What the task asks
Will you repeat only the lines from the one with "Clone this chart in Apache ECharts." through the one with "const yTicks = [0, 20, 40, 60, 80, 100];", both included, leaving every picture out?

######

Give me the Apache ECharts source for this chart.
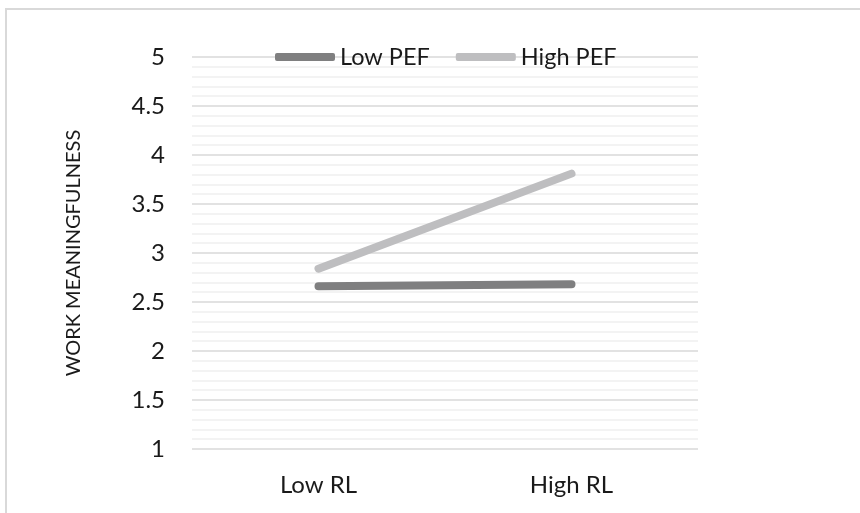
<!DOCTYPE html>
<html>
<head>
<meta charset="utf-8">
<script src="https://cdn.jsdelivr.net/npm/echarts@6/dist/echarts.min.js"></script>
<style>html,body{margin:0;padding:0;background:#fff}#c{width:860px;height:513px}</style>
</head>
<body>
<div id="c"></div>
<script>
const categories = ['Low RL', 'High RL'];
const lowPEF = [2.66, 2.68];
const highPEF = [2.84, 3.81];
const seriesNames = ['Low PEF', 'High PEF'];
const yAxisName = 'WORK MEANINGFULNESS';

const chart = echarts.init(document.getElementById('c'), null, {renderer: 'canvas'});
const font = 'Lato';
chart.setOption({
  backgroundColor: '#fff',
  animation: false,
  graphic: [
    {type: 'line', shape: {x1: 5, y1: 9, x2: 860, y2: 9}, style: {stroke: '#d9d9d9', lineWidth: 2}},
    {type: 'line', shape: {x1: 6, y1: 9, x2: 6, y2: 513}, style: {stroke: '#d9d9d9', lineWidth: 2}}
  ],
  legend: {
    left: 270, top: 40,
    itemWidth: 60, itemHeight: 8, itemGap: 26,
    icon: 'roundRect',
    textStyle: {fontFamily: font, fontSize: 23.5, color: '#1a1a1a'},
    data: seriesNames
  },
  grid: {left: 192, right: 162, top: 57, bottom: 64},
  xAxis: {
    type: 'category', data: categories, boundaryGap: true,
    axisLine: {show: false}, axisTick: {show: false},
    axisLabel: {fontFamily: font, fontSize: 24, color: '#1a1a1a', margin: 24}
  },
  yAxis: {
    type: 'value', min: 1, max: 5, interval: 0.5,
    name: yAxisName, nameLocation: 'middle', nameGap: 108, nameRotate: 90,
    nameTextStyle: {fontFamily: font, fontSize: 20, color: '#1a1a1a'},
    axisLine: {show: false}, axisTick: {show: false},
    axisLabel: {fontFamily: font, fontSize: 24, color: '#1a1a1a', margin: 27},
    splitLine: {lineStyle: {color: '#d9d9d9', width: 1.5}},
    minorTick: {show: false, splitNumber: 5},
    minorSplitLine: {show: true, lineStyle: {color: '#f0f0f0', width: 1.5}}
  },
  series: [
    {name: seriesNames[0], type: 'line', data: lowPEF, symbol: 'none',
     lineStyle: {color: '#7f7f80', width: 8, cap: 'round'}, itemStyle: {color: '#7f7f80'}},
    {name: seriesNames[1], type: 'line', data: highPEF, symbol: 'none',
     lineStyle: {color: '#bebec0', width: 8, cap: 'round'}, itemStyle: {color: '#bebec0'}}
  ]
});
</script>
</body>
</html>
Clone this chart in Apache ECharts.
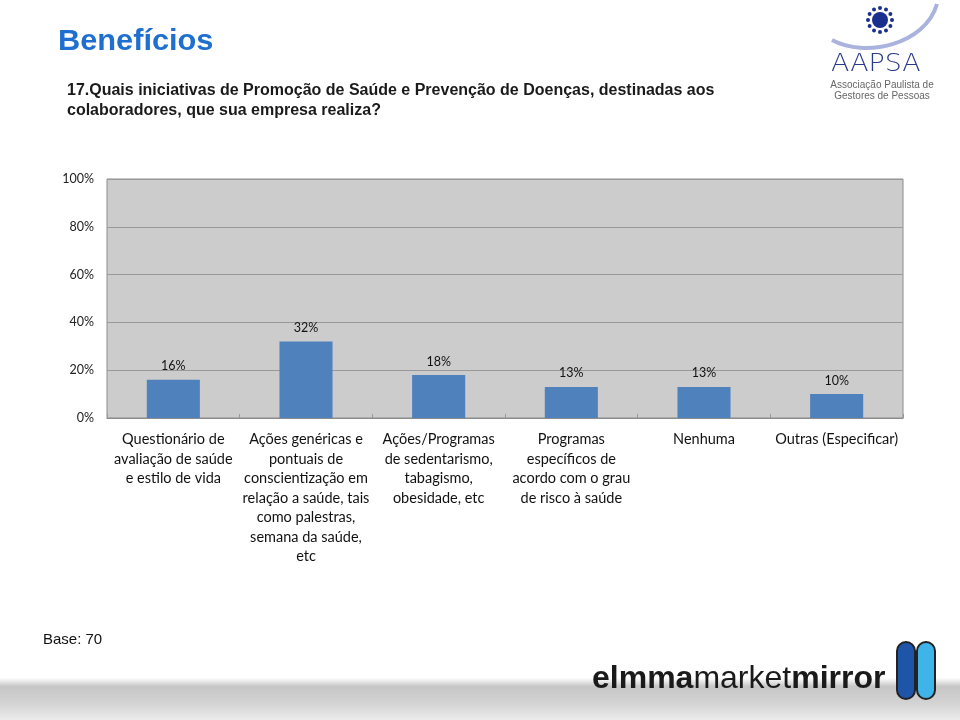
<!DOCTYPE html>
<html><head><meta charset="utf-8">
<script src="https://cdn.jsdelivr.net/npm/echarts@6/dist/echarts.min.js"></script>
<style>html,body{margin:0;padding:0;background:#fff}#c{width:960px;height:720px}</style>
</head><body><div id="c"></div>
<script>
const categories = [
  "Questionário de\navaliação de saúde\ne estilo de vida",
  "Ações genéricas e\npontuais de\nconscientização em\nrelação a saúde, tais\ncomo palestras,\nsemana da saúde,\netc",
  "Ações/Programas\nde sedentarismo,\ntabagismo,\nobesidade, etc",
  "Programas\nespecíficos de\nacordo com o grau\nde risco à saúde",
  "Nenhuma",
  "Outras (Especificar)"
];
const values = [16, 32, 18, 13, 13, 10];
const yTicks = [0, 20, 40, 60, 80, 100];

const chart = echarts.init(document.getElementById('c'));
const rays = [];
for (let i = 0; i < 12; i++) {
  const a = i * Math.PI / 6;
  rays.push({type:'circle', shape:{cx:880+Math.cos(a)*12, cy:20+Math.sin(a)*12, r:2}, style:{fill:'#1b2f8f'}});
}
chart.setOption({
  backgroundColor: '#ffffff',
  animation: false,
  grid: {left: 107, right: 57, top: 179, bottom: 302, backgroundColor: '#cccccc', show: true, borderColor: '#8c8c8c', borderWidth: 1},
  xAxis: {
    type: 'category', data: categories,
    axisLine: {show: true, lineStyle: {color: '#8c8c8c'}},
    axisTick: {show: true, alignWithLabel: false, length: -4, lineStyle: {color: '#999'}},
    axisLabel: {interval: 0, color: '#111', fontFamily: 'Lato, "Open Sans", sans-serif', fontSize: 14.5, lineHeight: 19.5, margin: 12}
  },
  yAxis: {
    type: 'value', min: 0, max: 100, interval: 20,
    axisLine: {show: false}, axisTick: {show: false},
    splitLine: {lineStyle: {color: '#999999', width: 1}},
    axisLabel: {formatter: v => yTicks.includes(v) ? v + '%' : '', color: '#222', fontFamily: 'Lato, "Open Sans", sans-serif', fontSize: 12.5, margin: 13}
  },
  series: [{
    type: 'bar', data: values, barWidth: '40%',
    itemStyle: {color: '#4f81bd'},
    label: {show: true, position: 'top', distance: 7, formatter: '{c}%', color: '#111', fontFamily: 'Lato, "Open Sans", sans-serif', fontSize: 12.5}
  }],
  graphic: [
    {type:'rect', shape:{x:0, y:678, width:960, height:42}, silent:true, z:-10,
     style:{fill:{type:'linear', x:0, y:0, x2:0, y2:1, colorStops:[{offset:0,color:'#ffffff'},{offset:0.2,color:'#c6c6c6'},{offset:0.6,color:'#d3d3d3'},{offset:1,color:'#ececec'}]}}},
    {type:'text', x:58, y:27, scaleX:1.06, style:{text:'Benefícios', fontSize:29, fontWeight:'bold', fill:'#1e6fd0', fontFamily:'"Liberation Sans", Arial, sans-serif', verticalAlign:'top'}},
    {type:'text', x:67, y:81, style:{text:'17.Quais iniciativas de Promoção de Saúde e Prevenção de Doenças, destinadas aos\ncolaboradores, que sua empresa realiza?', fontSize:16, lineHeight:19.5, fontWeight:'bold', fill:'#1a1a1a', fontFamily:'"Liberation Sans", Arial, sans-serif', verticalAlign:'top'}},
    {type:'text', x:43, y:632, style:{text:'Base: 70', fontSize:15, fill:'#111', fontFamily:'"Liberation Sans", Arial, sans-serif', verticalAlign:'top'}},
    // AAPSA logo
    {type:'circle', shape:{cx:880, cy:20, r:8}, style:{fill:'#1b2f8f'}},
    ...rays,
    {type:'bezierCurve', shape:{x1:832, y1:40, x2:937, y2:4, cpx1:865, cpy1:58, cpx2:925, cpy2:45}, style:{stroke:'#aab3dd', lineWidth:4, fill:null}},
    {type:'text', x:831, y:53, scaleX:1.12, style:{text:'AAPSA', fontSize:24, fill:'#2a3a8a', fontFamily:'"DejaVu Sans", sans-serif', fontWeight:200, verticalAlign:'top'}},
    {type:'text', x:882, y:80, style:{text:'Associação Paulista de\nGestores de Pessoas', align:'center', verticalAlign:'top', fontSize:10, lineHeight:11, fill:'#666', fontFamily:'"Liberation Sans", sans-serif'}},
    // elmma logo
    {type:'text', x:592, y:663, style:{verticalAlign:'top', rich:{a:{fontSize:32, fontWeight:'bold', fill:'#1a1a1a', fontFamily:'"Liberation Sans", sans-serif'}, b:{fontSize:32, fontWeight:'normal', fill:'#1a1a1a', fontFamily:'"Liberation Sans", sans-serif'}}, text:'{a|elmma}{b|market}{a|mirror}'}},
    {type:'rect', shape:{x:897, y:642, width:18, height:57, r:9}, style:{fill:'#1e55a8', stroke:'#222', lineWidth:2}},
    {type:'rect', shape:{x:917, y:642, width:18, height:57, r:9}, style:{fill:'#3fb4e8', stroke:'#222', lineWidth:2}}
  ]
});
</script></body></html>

######

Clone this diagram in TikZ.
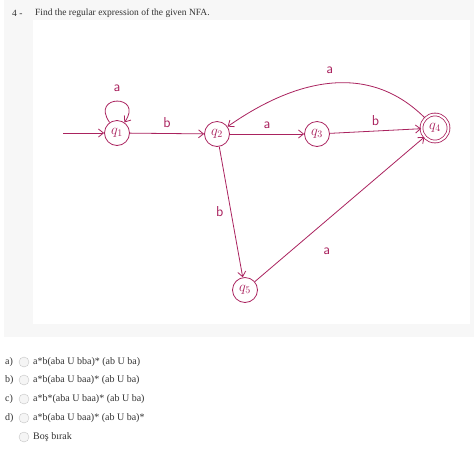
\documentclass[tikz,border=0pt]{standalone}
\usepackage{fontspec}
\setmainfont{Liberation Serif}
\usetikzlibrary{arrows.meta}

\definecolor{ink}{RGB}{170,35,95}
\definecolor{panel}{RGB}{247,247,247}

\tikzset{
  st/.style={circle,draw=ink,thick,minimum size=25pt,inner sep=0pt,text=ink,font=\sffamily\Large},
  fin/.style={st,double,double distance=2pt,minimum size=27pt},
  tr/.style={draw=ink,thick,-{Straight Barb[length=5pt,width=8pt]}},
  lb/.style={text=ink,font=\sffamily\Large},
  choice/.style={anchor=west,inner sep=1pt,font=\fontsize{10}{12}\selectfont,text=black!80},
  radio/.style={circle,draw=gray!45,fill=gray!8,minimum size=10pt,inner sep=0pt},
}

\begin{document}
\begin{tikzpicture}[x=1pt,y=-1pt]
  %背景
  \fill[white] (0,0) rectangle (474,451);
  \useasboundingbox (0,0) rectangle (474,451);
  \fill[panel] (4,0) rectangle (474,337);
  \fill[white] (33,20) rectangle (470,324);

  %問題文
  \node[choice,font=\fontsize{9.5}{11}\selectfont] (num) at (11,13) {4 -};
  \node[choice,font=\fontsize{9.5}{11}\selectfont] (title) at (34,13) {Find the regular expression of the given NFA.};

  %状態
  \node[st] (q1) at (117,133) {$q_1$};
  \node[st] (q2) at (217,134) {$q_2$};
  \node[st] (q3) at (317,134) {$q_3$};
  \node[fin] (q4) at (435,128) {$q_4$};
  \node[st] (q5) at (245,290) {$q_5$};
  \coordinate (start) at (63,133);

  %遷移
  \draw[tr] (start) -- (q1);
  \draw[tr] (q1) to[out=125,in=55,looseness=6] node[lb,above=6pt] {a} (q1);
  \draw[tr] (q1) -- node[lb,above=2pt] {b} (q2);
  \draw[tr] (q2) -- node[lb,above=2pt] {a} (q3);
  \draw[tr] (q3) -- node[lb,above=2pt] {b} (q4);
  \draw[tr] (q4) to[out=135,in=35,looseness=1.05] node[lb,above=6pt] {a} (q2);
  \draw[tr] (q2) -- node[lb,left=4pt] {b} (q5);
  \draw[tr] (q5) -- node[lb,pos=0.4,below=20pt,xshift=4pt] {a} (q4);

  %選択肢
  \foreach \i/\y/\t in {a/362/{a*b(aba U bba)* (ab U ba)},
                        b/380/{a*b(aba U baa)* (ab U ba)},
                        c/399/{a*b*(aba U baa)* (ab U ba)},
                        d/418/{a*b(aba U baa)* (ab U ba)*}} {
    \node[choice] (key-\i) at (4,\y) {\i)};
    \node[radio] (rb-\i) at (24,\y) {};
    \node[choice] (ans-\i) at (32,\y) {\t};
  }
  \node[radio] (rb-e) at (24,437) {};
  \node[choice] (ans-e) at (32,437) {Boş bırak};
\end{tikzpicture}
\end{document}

######

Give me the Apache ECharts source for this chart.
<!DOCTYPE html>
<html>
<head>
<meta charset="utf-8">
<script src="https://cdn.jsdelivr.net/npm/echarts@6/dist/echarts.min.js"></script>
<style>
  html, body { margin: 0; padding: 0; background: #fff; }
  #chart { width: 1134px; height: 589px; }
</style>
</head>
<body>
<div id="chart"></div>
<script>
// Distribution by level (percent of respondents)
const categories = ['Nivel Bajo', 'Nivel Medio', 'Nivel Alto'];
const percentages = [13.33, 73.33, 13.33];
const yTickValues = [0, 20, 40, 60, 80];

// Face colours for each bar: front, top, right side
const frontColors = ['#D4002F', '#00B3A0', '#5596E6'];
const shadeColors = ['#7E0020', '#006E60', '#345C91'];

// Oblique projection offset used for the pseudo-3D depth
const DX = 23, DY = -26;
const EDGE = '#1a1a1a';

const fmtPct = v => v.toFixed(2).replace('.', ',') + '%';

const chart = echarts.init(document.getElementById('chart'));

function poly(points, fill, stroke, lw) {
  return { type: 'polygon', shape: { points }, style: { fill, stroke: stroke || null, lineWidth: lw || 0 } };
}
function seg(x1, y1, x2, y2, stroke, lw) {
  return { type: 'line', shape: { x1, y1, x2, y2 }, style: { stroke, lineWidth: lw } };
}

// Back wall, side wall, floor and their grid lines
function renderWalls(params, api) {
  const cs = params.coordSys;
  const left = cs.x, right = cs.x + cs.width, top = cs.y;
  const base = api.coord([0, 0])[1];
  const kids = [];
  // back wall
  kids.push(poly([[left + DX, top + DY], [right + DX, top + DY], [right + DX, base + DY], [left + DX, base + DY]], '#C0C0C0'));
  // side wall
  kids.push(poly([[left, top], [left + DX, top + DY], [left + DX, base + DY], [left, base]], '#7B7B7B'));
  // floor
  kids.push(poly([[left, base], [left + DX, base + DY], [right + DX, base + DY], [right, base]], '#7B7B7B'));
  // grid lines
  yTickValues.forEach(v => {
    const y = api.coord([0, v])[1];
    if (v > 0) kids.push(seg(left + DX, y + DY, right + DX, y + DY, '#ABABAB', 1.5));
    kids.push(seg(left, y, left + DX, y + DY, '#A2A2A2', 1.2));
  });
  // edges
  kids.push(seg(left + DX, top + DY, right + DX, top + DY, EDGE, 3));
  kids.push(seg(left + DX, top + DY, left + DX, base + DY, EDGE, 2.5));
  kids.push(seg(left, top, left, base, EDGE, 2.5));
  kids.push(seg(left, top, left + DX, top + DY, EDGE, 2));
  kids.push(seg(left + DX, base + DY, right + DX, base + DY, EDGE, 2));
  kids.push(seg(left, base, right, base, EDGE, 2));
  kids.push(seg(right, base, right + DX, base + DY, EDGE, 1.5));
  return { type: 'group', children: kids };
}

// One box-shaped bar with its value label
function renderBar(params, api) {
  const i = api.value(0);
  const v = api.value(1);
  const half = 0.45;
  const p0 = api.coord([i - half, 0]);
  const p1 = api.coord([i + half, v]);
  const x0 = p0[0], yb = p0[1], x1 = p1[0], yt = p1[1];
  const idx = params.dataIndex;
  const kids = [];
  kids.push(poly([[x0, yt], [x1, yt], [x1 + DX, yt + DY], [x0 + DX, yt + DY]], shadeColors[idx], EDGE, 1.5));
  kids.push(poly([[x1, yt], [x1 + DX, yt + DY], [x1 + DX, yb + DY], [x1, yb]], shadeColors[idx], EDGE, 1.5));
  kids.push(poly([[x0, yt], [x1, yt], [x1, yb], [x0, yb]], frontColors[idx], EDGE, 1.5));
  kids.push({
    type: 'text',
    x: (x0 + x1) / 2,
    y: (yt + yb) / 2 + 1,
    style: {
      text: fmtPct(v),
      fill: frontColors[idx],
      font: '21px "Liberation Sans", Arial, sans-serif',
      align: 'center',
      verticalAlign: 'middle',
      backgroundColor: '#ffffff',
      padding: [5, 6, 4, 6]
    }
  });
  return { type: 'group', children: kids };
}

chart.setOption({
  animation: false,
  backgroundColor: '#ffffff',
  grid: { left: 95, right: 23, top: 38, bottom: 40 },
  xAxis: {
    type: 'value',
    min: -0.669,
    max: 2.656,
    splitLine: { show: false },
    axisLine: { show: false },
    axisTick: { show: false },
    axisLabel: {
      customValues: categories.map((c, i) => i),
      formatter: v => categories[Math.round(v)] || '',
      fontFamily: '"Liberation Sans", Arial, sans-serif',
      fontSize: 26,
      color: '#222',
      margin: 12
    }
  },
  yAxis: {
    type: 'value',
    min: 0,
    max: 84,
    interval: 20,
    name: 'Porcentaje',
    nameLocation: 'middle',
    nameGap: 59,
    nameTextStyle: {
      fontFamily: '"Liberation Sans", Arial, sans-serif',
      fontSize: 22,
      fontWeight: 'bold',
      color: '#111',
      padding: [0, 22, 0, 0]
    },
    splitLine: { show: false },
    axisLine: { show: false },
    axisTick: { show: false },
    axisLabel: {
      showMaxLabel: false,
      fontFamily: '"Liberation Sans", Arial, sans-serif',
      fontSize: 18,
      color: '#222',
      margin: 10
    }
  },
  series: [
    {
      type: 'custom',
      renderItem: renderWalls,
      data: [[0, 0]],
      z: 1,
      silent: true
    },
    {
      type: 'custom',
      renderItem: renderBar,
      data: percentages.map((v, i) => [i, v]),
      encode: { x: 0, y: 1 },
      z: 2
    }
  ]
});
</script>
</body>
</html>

######

Answer to this exercise
Clone this chart in Apache ECharts.
<!DOCTYPE html>
<html><head><meta charset="utf-8">
<script src="https://cdn.jsdelivr.net/npm/echarts@6/dist/echarts.min.js"></script>
<style>html,body{margin:0;padding:0;background:#fff}#c{width:960px;height:720px}</style>
</head><body><div id="c"></div>
<script>
const categories = [
  "Questionário de\navaliação de saúde\ne estilo de vida",
  "Ações genéricas e\npontuais de\nconscientização em\nrelação a saúde, tais\ncomo palestras,\nsemana da saúde,\netc",
  "Ações/Programas\nde sedentarismo,\ntabagismo,\nobesidade, etc",
  "Programas\nespecíficos de\nacordo com o grau\nde risco à saúde",
  "Nenhuma",
  "Outras (Especificar)"
];
const values = [16, 32, 18, 13, 13, 10];
const yTicks = [0, 20, 40, 60, 80, 100];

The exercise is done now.